By: Laura Walton AFC®
The Nigerian prince email is old news. The latest generation of scams come in the form of fake websites and fake ads on social media and they’ve been surprisingly successful.
The Better Business Bureau, FINRA (the Financial Industry Regulatory Authority) and the Stanford Center on Longevity interviewed consumers who had filed a fraud tip or report and found:
• 91% engaged with a fake ad on social media and 53% lost money
• 81% engaged with a fake website and 50% lost money
• 42% engaged with a scam email and 13% lost money
• 39% engaged with a fake phone call or voice mail and 11% lost money
Even more surprising is that the 20-29 age group reported substantially more instances of loss from fraud than all other age groups:
What to look for:
• Websites can be very sophisticated. It can appear to be a long-established business with many locations, reviews and references. Just such a Craigslist listing fooled a well-educated consumer resulting in a $16,400 loss.
• Tip-offs to less sophisticated websites might be a suspect domain name, sloppy English, poor website design, shady contact information and an unclear refund policy
• Do a search for the company or product using the words “review,” “complaint” or “scam.”

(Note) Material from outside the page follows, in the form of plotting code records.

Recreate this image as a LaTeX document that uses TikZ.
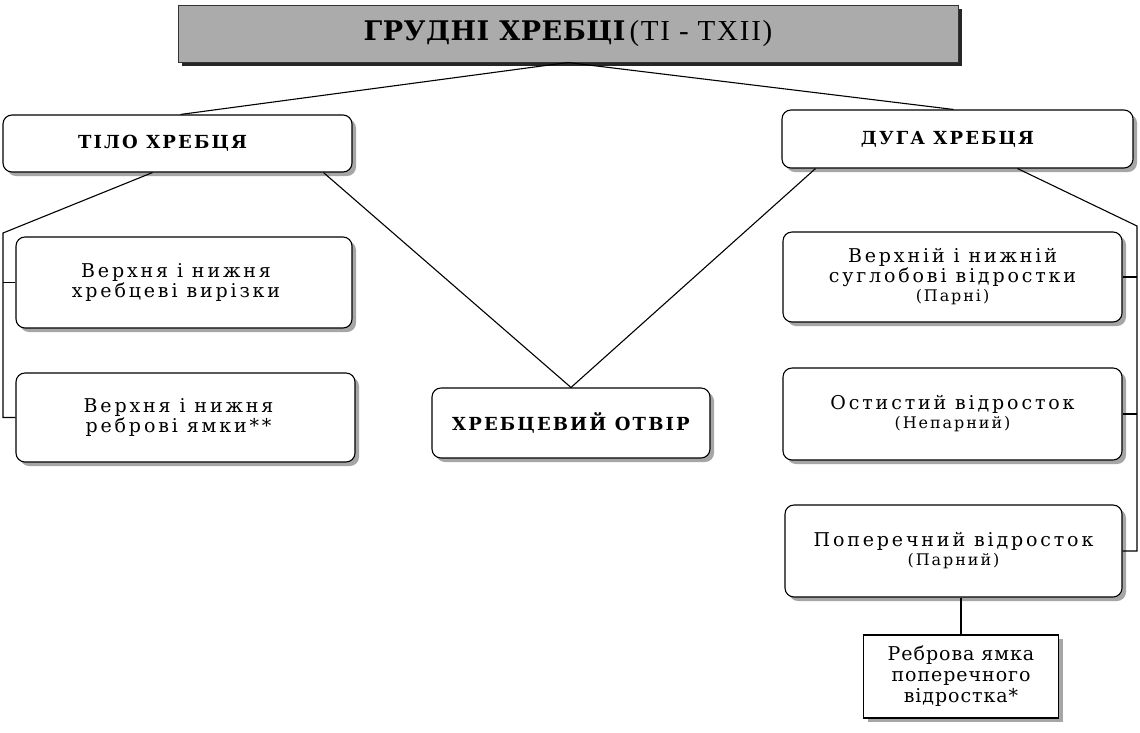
\documentclass[tikz,border=0pt]{standalone}
\usepackage{fontspec}
\setmainfont{DejaVu Serif}
\newfontfamily\bodyf[LetterSpace=15]{DejaVu Serif}
\newfontfamily\smallf[LetterSpace=12]{DejaVu Serif}
\newfontfamily\rebf[LetterSpace=5]{DejaVu Serif}
\newfontfamily\headf[LetterSpace=12]{DejaVu Serif}
\newfontfamily\titlef[LetterSpace=2]{DejaVu Serif}
\newfontfamily\timesf[LetterSpace=6]{Liberation Serif}
\usetikzlibrary{shadows,calc}
\newcommand{\bodytxt}{\bodyf\fontsize{19}{20}\selectfont}
\newcommand{\smalltxt}{\smallf\fontsize{16}{20}\selectfont}
\newcommand{\headtxt}{\headf\bfseries\fontsize{18}{20}\selectfont}
\newcommand{\rebtxt}{\rebf\fontsize{19}{21}\selectfont}
\begin{document}
\begin{tikzpicture}[x=1pt,y=-1pt,
  box/.style={draw, line width=1.1pt, rounded corners=9pt, fill=white,
    drop shadow={shadow xshift=4pt, shadow yshift=-4pt, fill=black!35, opacity=1},
    align=center, inner sep=0pt},
  sqbox/.style={draw, line width=1.1pt, fill=white,
    drop shadow={shadow xshift=4pt, shadow yshift=-4pt, fill=black!35, opacity=1},
    align=center, inner sep=0pt},
  titlebox/.style={draw=black!80, line width=1pt, fill=black!33,
    drop shadow={shadow xshift=4pt, shadow yshift=-4pt, fill=black!85, opacity=1},
    inner sep=0pt},
  conn/.style={line width=1.1pt}]
\useasboundingbox (0,0) rectangle (1140,732);
\fill[white] (0,0) rectangle (1140,732);

\node[titlebox, minimum width=780pt, minimum height=57pt] (title) at (568,33.5)
  {{\titlef\bfseries\fontsize{27}{30}\selectfont ГРУДНІ ХРЕБЦІ}\hspace{4pt}{\timesf\fontsize{29}{30}\selectfont (TI - TXII)}};

\node[box, minimum width=349pt, minimum height=57pt, font=\headtxt] (tilo) at (177.5,143.5) {ТІЛО ХРЕБЦЯ\hspace*{30pt}};
\node[box, minimum width=351pt, minimum height=58pt, font=\headtxt] (duga) at (957.5,139) {ДУГА ХРЕБЦЯ\hspace*{20pt}};

\node[box, minimum width=336pt, minimum height=91pt, font=\bodytxt] (vyr) at (184,282.5)
  {Верхня і нижня\hspace*{16pt}\\ хребцеві вирізки\hspace*{16pt}};
\node[box, minimum width=339pt, minimum height=89pt, font=\bodytxt] (yam) at (185.5,417.5)
  {Верхня і нижня\hspace*{14pt}\\ реброві ямки**\hspace*{14pt}};
\node[box, minimum width=278pt, minimum height=70pt, font=\headtxt] (otv) at (571,423)
  {ХРЕБЦЕВИЙ ОТВІР};

\node[box, minimum width=339pt, minimum height=90pt, font=\bodytxt] (sug) at (952.5,277)
  {Верхній і нижній\\ суглобові відростки\\[-1pt] {\smalltxt (Парні)}};
\node[box, minimum width=339pt, minimum height=92pt, font=\bodytxt] (ost) at (952.5,414)
  {Остистий відросток\\[-1pt] {\smalltxt (Непарний)}};
\node[box, minimum width=337pt, minimum height=92pt, font=\bodytxt] (pop) at (953.5,551)
  {Поперечний відросток\\[-1pt] {\smalltxt (Парний)}};
\node[sqbox, minimum width=195pt, minimum height=83pt, font=\rebtxt] (reb) at (961,676.5)
  {Реброва ямка\\ поперечного\\ відростка*};

\coordinate (lb) at (3,233);
\coordinate (rb) at (1137,226);

\draw[conn] (title.south) -- ([xshift=3pt]tilo.north);
\draw[conn] (title.south) -- ([xshift=-4pt]duga.north);

\draw[conn] ([xshift=-25pt]tilo.south) -- (lb) -- (lb |- yam.west) -- (yam.west);
\draw[conn] (lb |- vyr.west) -- (vyr.west);

\draw[conn] ([xshift=146pt]tilo.south) -- (otv.north);
\draw[conn] ([xshift=-142pt]duga.south) -- (otv.north);

\draw[conn] ([xshift=60pt]duga.south) -- (rb) -- (rb |- pop.east) -- (pop.east);
\draw[conn] (rb |- sug.east) -- (sug.east);
\draw[conn] (rb |- ost.east) -- (ost.east);

\draw[conn] (reb.north) -- (reb.north |- pop.south);
\end{tikzpicture}
\end{document}
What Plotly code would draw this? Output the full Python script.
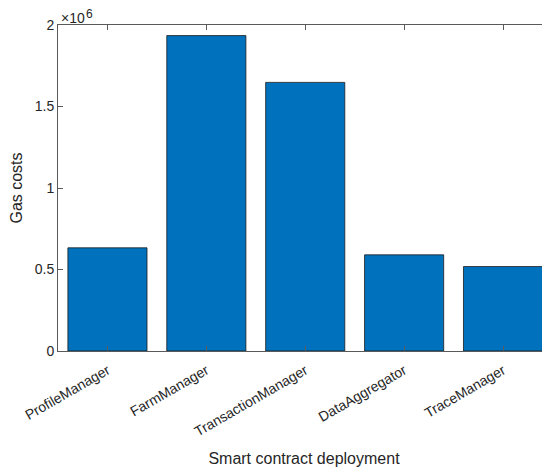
import plotly.graph_objects as go

categories = ["ProfileManager", "FarmManager", "TransactionManager", "DataAggregator", "TraceManager"]
gas_costs = [633000, 1935000, 1648000, 590000, 518000]
y_tick_values = [0, 500000, 1000000, 1500000, 2000000]
y_tick_labels = ["0", "0.5", "1", "1.5", "2"]

FONT = "Liberation Sans, Arial, Helvetica, sans-serif"
AXC = "#5a5a5a"
TXT = "#262626"

fig = go.Figure(
    go.Bar(
        x=categories,
        y=gas_costs,
        width=0.8,
        marker=dict(color="#0072BD", line=dict(color="#1a1a1a", width=0.8)),
    )
)

fig.update_layout(
    width=542,
    height=464,
    margin=dict(l=50, r=0, t=17, b=121, autoexpand=False),
    paper_bgcolor="white",
    plot_bgcolor="white",
    font=dict(family=FONT, size=14, color=TXT),
    showlegend=False,
    annotations=[
        dict(
            text="×10",
            xref="paper", yref="paper", x=0.0, y=1.0,
            xanchor="left", yanchor="middle", showarrow=False,
            font=dict(family=FONT, size=14, color=TXT),
            xshift=1, yshift=7,
        ),
        dict(
            text="6",
            xref="paper", yref="paper", x=0.0, y=1.0,
            xanchor="left", yanchor="middle", showarrow=False,
            font=dict(family=FONT, size=12, color=TXT),
            xshift=26, yshift=11,
        ),
    ],
)

fig.update_xaxes(
    type="category",
    range=[-0.5, 4.475],
    automargin=False,
    showline=True, linecolor=AXC, linewidth=1,
    mirror="ticks",
    ticks="inside", ticklen=5, tickcolor=AXC,
    tickangle=-30,
    ticklabelstandoff=5,
    showgrid=False, zeroline=False,
    tickfont=dict(size=14),
    title=dict(text="Smart contract deployment", font=dict(size=16), standoff=14),
)

fig.update_yaxes(
    range=[0, 2000000],
    automargin=False,
    tickvals=y_tick_values, ticktext=y_tick_labels,
    showline=True, linecolor=AXC, linewidth=1,
    ticks="inside", ticklen=5, tickcolor=AXC,
    showgrid=False, zeroline=False,
    tickfont=dict(size=14),
    title=dict(text="Gas costs", font=dict(size=16), standoff=8),
)

fig.write_html("out.html")
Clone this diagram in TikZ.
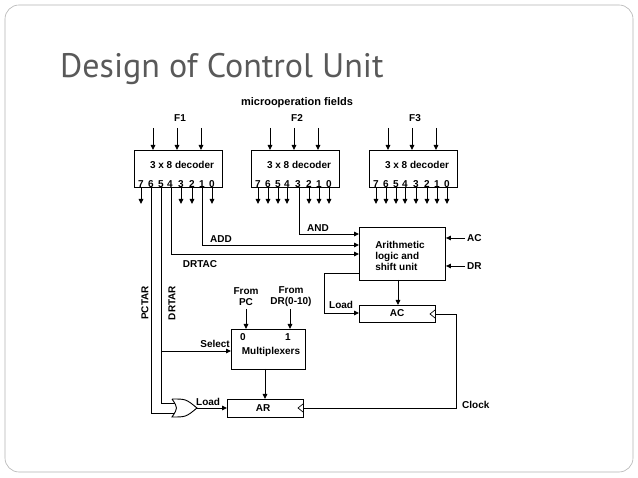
\documentclass[tikz,border=0pt]{standalone}
\usepackage{fontspec}
\setmainfont{Liberation Sans}
\newfontfamily\titlefont{PT Sans}
\usetikzlibrary{arrows.meta}
\begin{document}
\begin{tikzpicture}[x=1pt,y=-1pt,
  lbl/.style={font=\bfseries\fontsize{10}{11}\selectfont,inner sep=0pt,align=center},
  box/.style={draw,line width=0.9pt,minimum width=#1,inner sep=0pt},
  w/.style={line width=0.9pt},
  arr/.style={w,-{Triangle[length=5pt,width=4.5pt]}},
  clk/.style={line width=0.7pt}]
\useasboundingbox (0,0) rectangle (638,478);
\draw[gray!60,line width=0.6pt,rounded corners=14pt] (5,5) rectangle (633,472);
\node[anchor=base west,inner sep=0pt,text=black!65,font=\titlefont\fontsize{34}{36}\selectfont] (title) at (60,78) {Design of Control Unit};
\node[lbl,font=\bfseries\fontsize{11}{12}\selectfont] (mf) at (297,103) {microoperation fields};
% decoders
\foreach \i/\x/\f in {1/134/F1,2/251/F2,3/369/F3}{
  \node[box=88pt,minimum height=37pt,anchor=north west] (d\i) at (\x,150) {};
  \node[lbl] (f\i) at (\x+46,118) {\f};
  \node[lbl] (t\i) at (\x+48,165) {3 x 8 decoder};
  \foreach \dd/\o in {7/7,6/17,5/27,4/36,3/47,2/58,1/68,0/78}{
    \node[lbl] (n\i\dd) at (\x+\o,184) {\dd};}
  \foreach \k in {19,43,67}{ \coordinate (in\i\k) at (\x+\k,128); \draw[arr] (in\i\k) -- (in\i\k |- d\i.north); }
}
% decoder outputs
\foreach \xx in {141,181,192,212,258,268,278,287,309,319,329,376,386,396,405,416,427,437,447}{
  \coordinate (o\xx) at (\xx,204); \draw[arr] (o\xx |- d1.south) -- (o\xx);}
% ALU
\node[box=86pt,minimum height=53pt,anchor=north west] (alu) at (359,227) {};
\node[lbl,align=left] (alut) at (400,256) {Arithmetic\\logic and\\shift unit};
\node[box=76pt,minimum height=17pt,anchor=north west] (ac) at (359,305) {};
\node[lbl] (act) at (397,313.5) {AC};
\node[box=74pt,minimum height=40pt,anchor=north west] (mux) at (231,329) {};
\node[lbl] (m0) at (243,337) {0};
\node[lbl] (m1) at (288,337) {1};
\node[lbl] (mt) at (271,352) {Multiplexers};
\node[box=76pt,minimum height=18pt,anchor=north west] (ar) at (227,399) {};
\node[lbl] (art) at (263,408) {AR};
% signal lines
\draw[arr] (202,187) -- (202,245) -- (alu.west |- 0,245);
\draw[arr] (299,187) -- (299,234) -- (alu.west |- 0,234);
\draw[arr] (171,187) -- (171,254) -- (alu.west |- 0,254);
\node[lbl] (add) at (221,239) {ADD};
\node[lbl] (and) at (318,228) {AND};
\node[lbl] (drtac) at (200,264) {DRTAC};
\coordinate (acin) at (465,238); \coordinate (drin) at (465,266);
\draw[arr] (acin) -- (alu.east |- acin);
\draw[arr] (drin) -- (alu.east |- drin);
\node[lbl,anchor=west] (acl) at (467,238) {AC};
\node[lbl,anchor=west] (drl) at (467,266) {DR};
\draw[arr] (398,280) -- (ac.north -| 398,0);
\draw[arr] (alu.west |- 0,273) -- (324,273) -- (324,313) -- (ac.west |- 0,313);
\node[lbl,anchor=south west] (ldac) at (329,309) {Load};
% mux inputs
\node[lbl] (fpc) at (246,297) {From\\PC};
\node[lbl] (fdr) at (291,297) {From\\DR(0-10)};
\draw[arr] (246,309) -- (246,329);
\draw[arr] (290,309) -- (290,329);
\draw[arr] (265,369) -- (265,399);
% PCTAR / DRTAR
\node[lbl,rotate=90] (pctar) at (145,303) {PCTAR};
\node[lbl,rotate=90] (drtar) at (172,303) {DRTAR};
\draw[w] (151,187) -- (151,413) -- (176,413);
\draw[w] (161,187) -- (161,403) -- (176,403);
\draw[arr] (161,351) -- (mux.west |- 0,351);
\node[lbl,anchor=south east] (sel) at (230,348) {Select};
% OR gate
\coordinate (org) at (197,408);
\draw[w,fill=white] (172,399) .. controls (178,408) .. (172,417) .. controls (186,417) .. (org) .. controls (186,399) .. (172,399);
\draw[arr] (org) -- (ar.west |- org);
\node[lbl,anchor=south west] (ldar) at (196,406) {Load};
% clock
\draw[w] (ar.east |- 0,408) -- (456,408) -- (456,314) -- (ac.east |- 0,314);
\node[lbl,anchor=south west] (clkl) at (462,409) {Clock};
\draw[clk] (303,404) -- (298,408) -- (303,412);
\draw[clk] (435,310) -- (430,314) -- (435,318);
\end{tikzpicture}
\end{document}
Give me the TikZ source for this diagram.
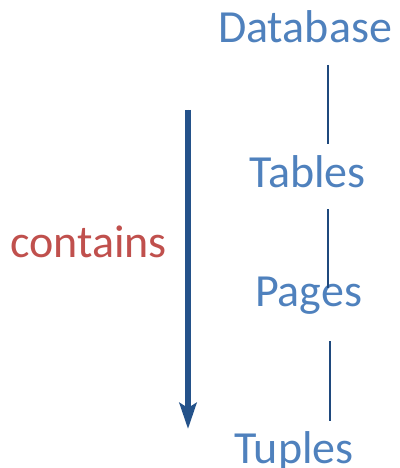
\documentclass[tikz,border=0pt]{standalone}
\usepackage{fontspec}
\setmainfont{Carlito}
\usepackage{tikz}
\usetikzlibrary{arrows.meta,positioning}
\definecolor{levelblue}{HTML}{4F81BD}
\definecolor{linkblue}{HTML}{1F497D}
\definecolor{arrowblue}{HTML}{24528A}
\definecolor{wordred}{HTML}{C0504D}
\tikzstyle{level} = [text=levelblue, font=\fontsize{46}{50}\selectfont, inner sep=0pt, anchor=base]
\tikzstyle{link} = [draw=linkblue, line width=1.8pt]

\begin{document}
\begin{tikzpicture}[x=1pt,y=1pt]
\useasboundingbox (0,0) rectangle (399,-468);

% Level nodes
\node[level] (db) at (305,-43) {Database};
\node[level] (tables) at (307.5,-187) {Tables};
\node[level] (pages) at (308.5,-306) {Pages};
\node[level] (tuples) at (294,-463) {Tuples};

% Line ends
\coordinate (l1a) at (328,-65);
\coordinate (l1b) at (328,-144);
\coordinate (l2a) at (328,-209);
\coordinate (l2b) at (328,-288);
\coordinate (l3a) at (330,-341);
\coordinate (l3b) at (330,-421);

% Lines
\draw[link] (l1a) -- (l1b);
\draw[link] (l2a) -- (l2b);
\draw[link] (l3a) -- (l3b);

% Contains arrow
\coordinate (top) at (188,-110);
\coordinate (bottom) at (188,-429);
\draw[draw=arrowblue, fill=arrowblue, line width=5.5pt, -{Stealth[length=26pt,width=17pt,inset=5pt]}] (top) -- (bottom);
\node[level, text=wordred] (contains) at (88.5,-257) {contains};

\end{tikzpicture}
\end{document}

• Use only secure, traceable transactions. Credit cards have fraud protection while wired money and prepaid money cards don’t. Note that the above $16,400 loss was wired to the scammer. According to the study, 20% of the time bank and wire service employees tried to stop the scam by warning the consumer. In half the instances, loss was avoided.
• Does the discount seem too good to be true? One security expert noted that “people are sometimes willing to suspend disbelief because they want the discounts they’re seeing to be real.”
That last caution – too good to be true – is a common theme in financial fraud. Remember that a little greed mixed with hubris – thinking we’ve found the deal that others missed – plays right into bad guys’ hands.